Muhammad Kholikul Alim from Indonesia: “Being here with Mexicoleaks and Nigerialeaks and being able to share experiences is something I never imagined was possible, and feel very lucky for. Just to learn that we encounter the same barriers, and were able to discuss these, was such a good experience. The simple fact that we have a Signal-group now in which we can stay in touch is already very helpful.” His colleague Chrysantus Baju Wardhana adds to this: “It was very inspirational. One idea I have after these three days is that maybe we should look at tips cross-border as well. It would be interesting to see if some tips that we receive in Indonesia about corruption or modern slavery for example, might also occur in Mexico or Nigeria in a similar way.”

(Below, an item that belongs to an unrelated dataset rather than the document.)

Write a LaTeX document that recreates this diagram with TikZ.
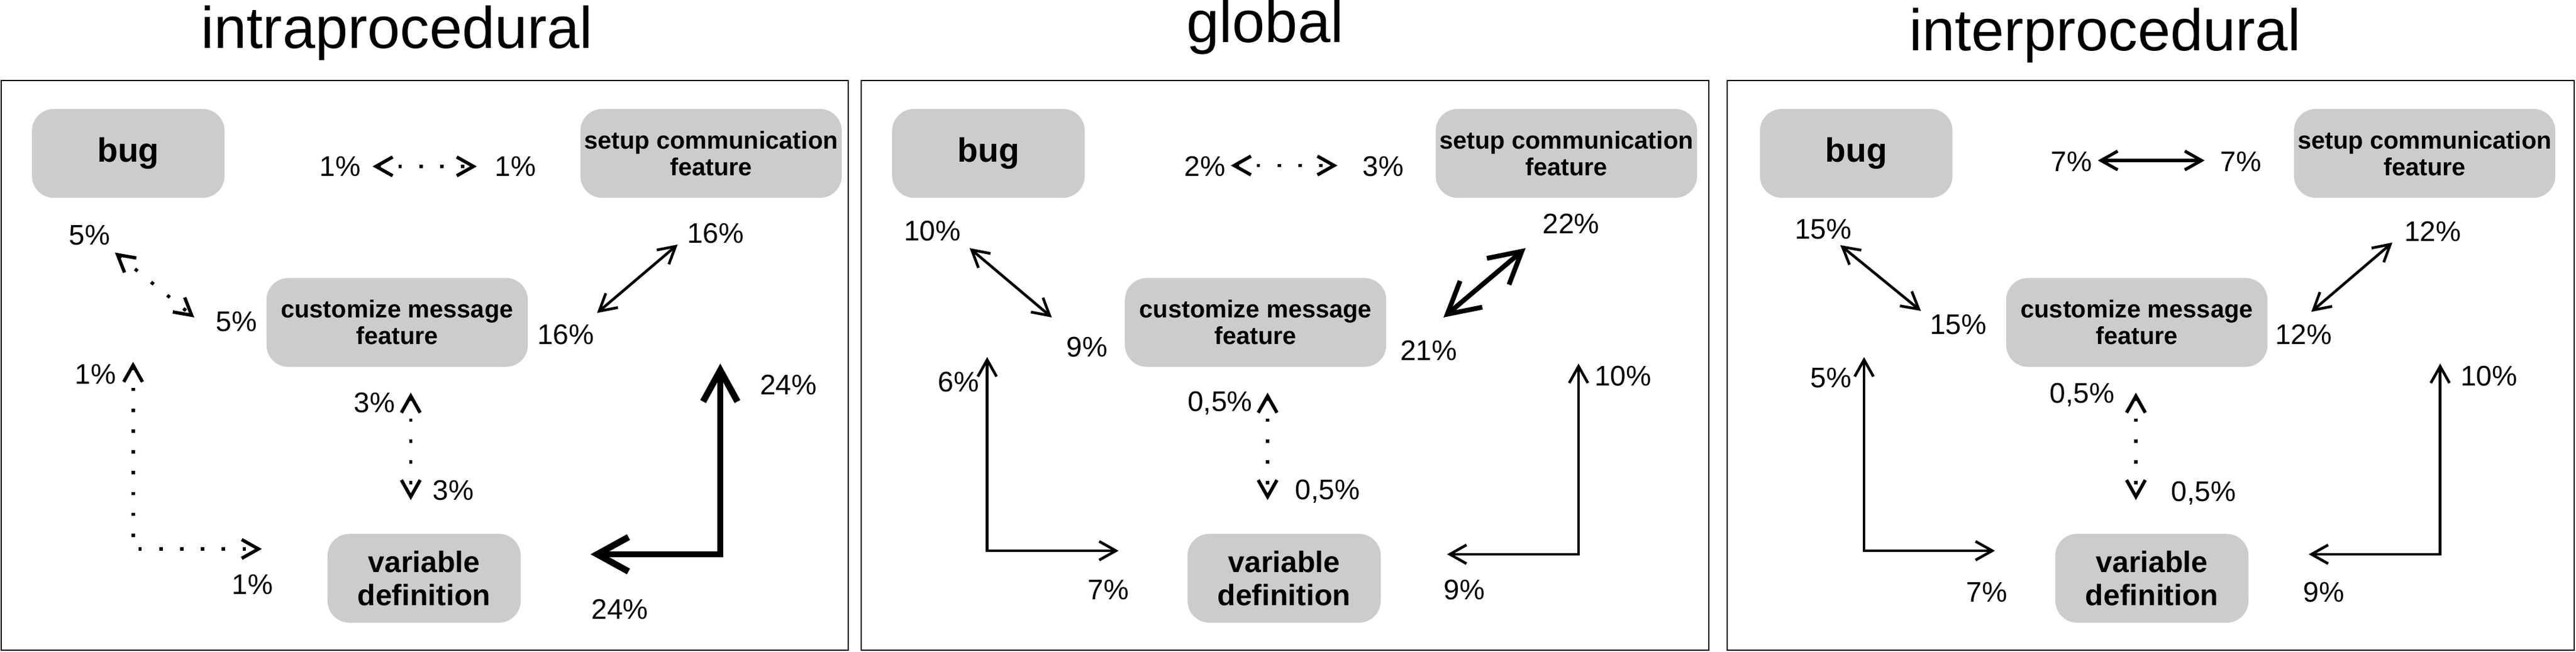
\documentclass[tikz,border=0pt]{standalone}
\usepackage{fontspec}
\setmainfont{Liberation Sans}
\usetikzlibrary{arrows.meta}
\definecolor{boxgray}{RGB}{204,204,204}

\begin{document}
\begin{tikzpicture}[x=0.01cm, y=-0.01cm, >={Straight Barb[length=8pt,width=9pt]},
	topic/.style={rectangle, rounded corners=0.37cm, fill=boxgray, inner sep=0pt,
		minimum height=1.5cm, align=center, font=\bfseries\fontsize{11.8}{12.8}\selectfont},
	panel/.style={draw, line width=0.8pt},
	heading/.style={anchor=base, inner sep=0pt, font=\fontsize{28.2}{34}\selectfont},
	pct/.style={inner sep=0pt, font=\fontsize{13.6}{16}\selectfont},
	link/.style={<->, line width=1.3pt},
	midlink/.style={<->, line width=1.5pt},
	dotlink/.style={<->, line width=1.6pt, dash pattern=on 1.6pt off 8.4pt},
	boldlink/.style={{Straight Barb[length=15pt,width=16.5pt]}-{Straight Barb[length=15pt,width=16.5pt]}, line width=2.3pt},
	heavylink/.style={boldlink, line width=3.1pt}]
	\useasboundingbox (0,0) rectangle (4349,1101);
	% frames and headings
	\foreach \l/\r/\tx/\ty/\t in {2/1432/670/82/intraprocedural, 1454/2885/2136/72/global,
		2916/4346/3554/86/interprocedural}
		{
			\draw[panel] (\l,136) rectangle (\r,1098);
			\node[heading] (title-\t) at (\tx,\ty) {\t};
		}
	% the four boxes of each panel
	\foreach \p/\bx/\sx/\cx/\vx in {a/216.5/1200.5/670.5/716, b/1668.8/2644.5/2119.8/2168,
		c/3133.8/4093.4/3607.5/3633}
		{
			\node[topic, minimum width=3.25cm, font=\bfseries\fontsize{16.2}{19}\selectfont]
				(\p-bug) at (\bx,259) {bug};
			\node[topic, minimum width=4.41cm] (\p-setup) at (\sx,259) {setup communication\\feature};
			\node[topic, minimum width=4.41cm] (\p-cust) at (\cx,544.5) {customize message\\feature};
			\node[topic, minimum width=3.26cm, font=\bfseries\fontsize{14.2}{16.1}\selectfont]
				(\p-var) at (\vx,976.5) {variable\\definition};
		}

	% intraprocedural
	\foreach \n/\x/\y in {bs1/629/281, bs2/805/281, bc1/194/426.5, bc2/328/536, cs1/1008/528.5,
		cs2/1144/413, bv1/224.7/611, bv2/442/927, cv1/693.5/663, cv2/693.5/844.5,
		sv1/1216/614, sv2/997/936}
		\coordinate (a-\n) at (\x,\y);
	\foreach \n/\x/\y/\t in {bs1/574.5/281/1, bs2/870.5/281/1, bc1/151/397/5, bc2/399/543/5,
		cs1/955/565/16, cs2/1208/394/16, bv1/161/632/1, bv2/426.5/987/1, cv1/632.5/680/3,
		cv2/765/828/3, sv1/1331/650/24, sv2/1046.5/1029/24}
		\node[pct] (a-\n-t) at (\x,\y) {\t\%};
	\draw[dotlink] (a-bs1) -- (a-bs2);
	\draw[dotlink] (a-bc1) -- (a-bc2);
	\draw[link] (a-cs1) -- (a-cs2);
	\draw[dotlink] (a-bv1) |- (a-bv2);
	\draw[dotlink] (a-cv1) -- (a-cv2);
	\draw[heavylink] (a-sv1) |- (a-sv2);

	% global
	\foreach \n/\x/\y in {bs1/2078/279.5, bs2/2258/279.5, bc1/1637/419, bc2/1775.7/536,
		cs1/2437/536, cs2/2575.6/419, bv1/1666.6/603, bv2/1888.5/930, cv1/2140/663,
		cv2/2140/844.5, sv1/2665/614, sv2/2443/936}
		\coordinate (b-\n) at (\x,\y);
	\foreach \n/\x/\y/\t in {bs1/2034/281/2, bs2/2335.5/281/3, bc1/1574/390/10, bc2/1835/586/9,
		cs1/2412/592/21, cs2/2652.5/378/22, bv1/1618/645.5/6, bv2/1871/996/7,
		cv1/2059.6/681/{0,5}, cv2/2241/829.5/{0,5}, sv1/2740/635/10, sv2/2472/996/9}
		\node[pct] (b-\n-t) at (\x,\y) {\t\%};
	\draw[dotlink] (b-bs1) -- (b-bs2);
	\draw[link] (b-bc1) -- (b-bc2);
	\draw[boldlink] (b-cs1) -- (b-cs2);
	\draw[link] (b-bv1) |- (b-bv2);
	\draw[dotlink] (b-cv1) -- (b-cv2);
	\draw[link] (b-sv1) |- (b-sv2);

	% interprocedural
	\foreach \n/\x/\y in {bs1/3541.7/271, bs2/3722/271, bc1/3107/414, bc2/3243/525,
		cs1/3902/526.6, cs2/4039/409.6, bv1/3147/603, bv2/3368/930, cv1/3606/663,
		cv2/3606/844.5, sv1/4119.6/614, sv2/3897.7/936}
		\coordinate (c-\n) at (\x,\y);
	\foreach \n/\x/\y/\t in {bs1/3497.5/273/7, bs2/3783/273/7, bc1/3078/387.5/15, bc2/3306/548/15,
		cs1/3889/565/12, cs2/4107/391/12, bv1/3091/638/5, bv2/3354/1000/7,
		cv1/3515/667/{0,5}, cv2/3720/833/{0,5}, sv1/4202/635/10, sv2/3923/1000/9}
		\node[pct] (c-\n-t) at (\x,\y) {\t\%};
	\draw[midlink] (c-bs1) -- (c-bs2);
	\draw[link] (c-bc1) -- (c-bc2);
	\draw[link] (c-cs1) -- (c-cs2);
	\draw[link] (c-bv1) |- (c-bv2);
	\draw[dotlink] (c-cv1) -- (c-cv2);
	\draw[link] (c-sv1) |- (c-sv2);
\end{tikzpicture}
\end{document}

Ricardo Balderas, Mexicoleaks: “As an investigative journalist myself, I really enjoyed our visit to Follow the Money, and learning about their methodologies and way of working. Besides that it was just so useful to learn that we have the same issues, which we can overcome with the same solutions, making our work much easier.”
“I really enjoyed how these days were a very practical, working group experience. The exchange was very valuable. It was great meeting the Follow the Money team, and I am inspired by the possibility that we could maybe work on investigative stories together.” Fernanda Hopenhaym says.
Stephanie Adams from Nigeria: “It was great to experience that even in the midst of chaos, there are solutions, and we came up with them together. Before I came here I had in my mind that I wanted to learn from others. And this whole experience has given us a road map on how to move forward with Nigeria leaks. I’m really excited about the ideas we have shared.”
It was a very successful gathering that also brought a new perspective to Free Press Unlimited. Hans Nieuwenhuijse: “It was nice to notice that a whistleblowing platform in repressive countries is much more than just a secure communication channel. The platforms in Nigeria, Mexico and Indonesia also offer protection to the media themselves by having all affiliated media come out with the same story at an agreed time. This makes it more difficult for repressive authorities to come after media that publish stories that put regimes in a bad light. That was a clear difference with the Dutch platform Publeaks, where the affiliated media compete with each other after leaked tips.”
This exchange meeting was supported by a grant from the Foundation Open Society Institute in cooperation with the Program on Independent Journalism of the Open Society Foundations.